Sean Coleman, the regional planning commission's senior planner, told the Northwest Regional Planning Commission that recent federal funding changes have materially reduced the region's capacity to support local emergency management.
"A resilient community reduces loss of life and property, recovers more quickly from disasters, protects its economy and infrastructure," Coleman said in a prepared presentation to the board, summarizing the RPC's role in assisting local emergency management directors, running exercises, and supporting hazard mitigation planning.
Coleman told commissioners that the state assumed control of emergency-plan updates in 2025 after a reduction in pass-through funding, and that the region's municipal compliance rate for FEMA‑approved plans has fallen from near 100% to roughly 71%.

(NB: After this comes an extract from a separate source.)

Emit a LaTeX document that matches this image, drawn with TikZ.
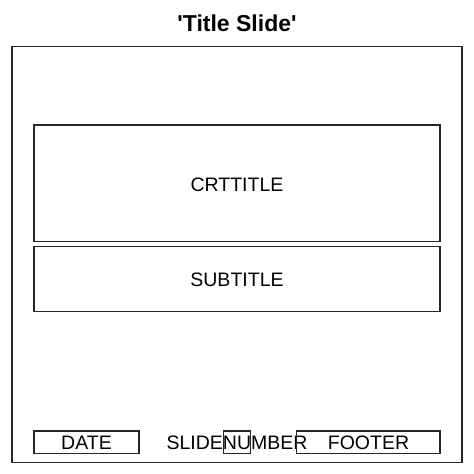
\documentclass[tikz,border=0pt]{standalone}
\usepackage{fontspec}
\setmainfont{Liberation Sans}
\begin{document}
\begin{tikzpicture}[x=1pt,y=-1pt,
  box/.style={draw=black!85,line width=1.3pt,rectangle,inner sep=0pt,outer sep=0pt},
  lbl/.style={font=\fontsize{19.5}{20}\selectfont,inner sep=0pt,anchor=base}]
\useasboundingbox (0,0) rectangle (474,474);
\node[font=\bfseries\fontsize{23}{24}\selectfont,inner sep=0pt,anchor=base] (title) at (237,31.5) {\textquotesingle Title Slide\textquotesingle};
\node[box,line width=1.6pt,minimum width=450pt,minimum height=416pt] (frame) at (237,254.3) {};
\node[box,minimum width=406pt,minimum height=116.5pt] (crt) at (237,183.3) {};
\node[lbl] (crtt) at (237,191.7) {CRTTITLE};
\node[box,minimum width=406pt,minimum height=65pt] (sub) at (237,279.2) {};
\node[lbl] (subt) at (237,286.7) {SUBTITLE};
\node[box,minimum width=105pt,minimum height=22.3pt] (date) at (86.5,442.2) {};
\node[lbl] (datet) at (86.5,449.3) {DATE};
\node[box,minimum width=27.4pt,minimum height=22.3pt] (num) at (237,442.2) {};
\node[lbl] (numt) at (237,449.3) {SLIDENUMBER};
\node[box,minimum width=143.3pt,minimum height=22.3pt] (foot) at (368.3,442.2) {};
\node[lbl] (foott) at (368.5,449.3) {FOOTER};
\end{tikzpicture}
\end{document}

"If a municipality calls now and asks us to help with an update of the plan, of course we're going to do it," Coleman said, but the commission lacks the previous level of funded capacity to undertake all updates proactively. He added that certain federal programs, including the EMPG pass-through and a mitigation grant program called Building Resilient Communities, are currently on hold or canceled.
Commissioners and members pressed Coleman on how those limits translate to services. Chair Peter asked whether the program's flood work is proportionate to needs; Coleman replied that roughly 80% of the commission's effort is proactive planning, with reactive work during the one or two major disasters the region experiences in any given year.
Several commissioners flagged related strains: Mike Bishop, a selectboard member and volunteer firefighter, described recruitment and training delays that keep new volunteers from becoming operational for months; he also warned that dispatching costs paid by towns are rising rapidly and are a major pressure on municipal budgets.
Howard Demars of Grand Isle expressed concern about the "current administration's shortsightedness in funding" regional services. Coleman and other staff said the commission will maintain current staffing in the proposed midyear budget adjustment but that reduced flexible funding limits the commission's ability to take on creative, locality-specific projects.
Coleman described several concrete services the RPC provides when funded: onboarding new local emergency management directors, assisting towns with FEMA-approved hazard mitigation plans (which unlock mitigation grant eligibility), supporting local EOCs during events, and operating a local-liaison reporting program that feeds situational data to Vermont Emergency Management (VEM).
Coleman said the state and VEM are also grappling with funding uncertainty. "Some of their staff only have funding through October if this isn't resolved," he said, adding that federal-level pauses could force FEMA and state partners to prioritize life‑saving activities over broader recovery assistance.
The presentation prompted no immediate policy vote; commissioners thanked staff and signaled they would rely on the RPC's budget proposal and later legislative advocacy to protect core emergency-management functions.
The commission moved on to its scheduled agenda items; the presentation and discussion are expected to inform upcoming budget and policy work.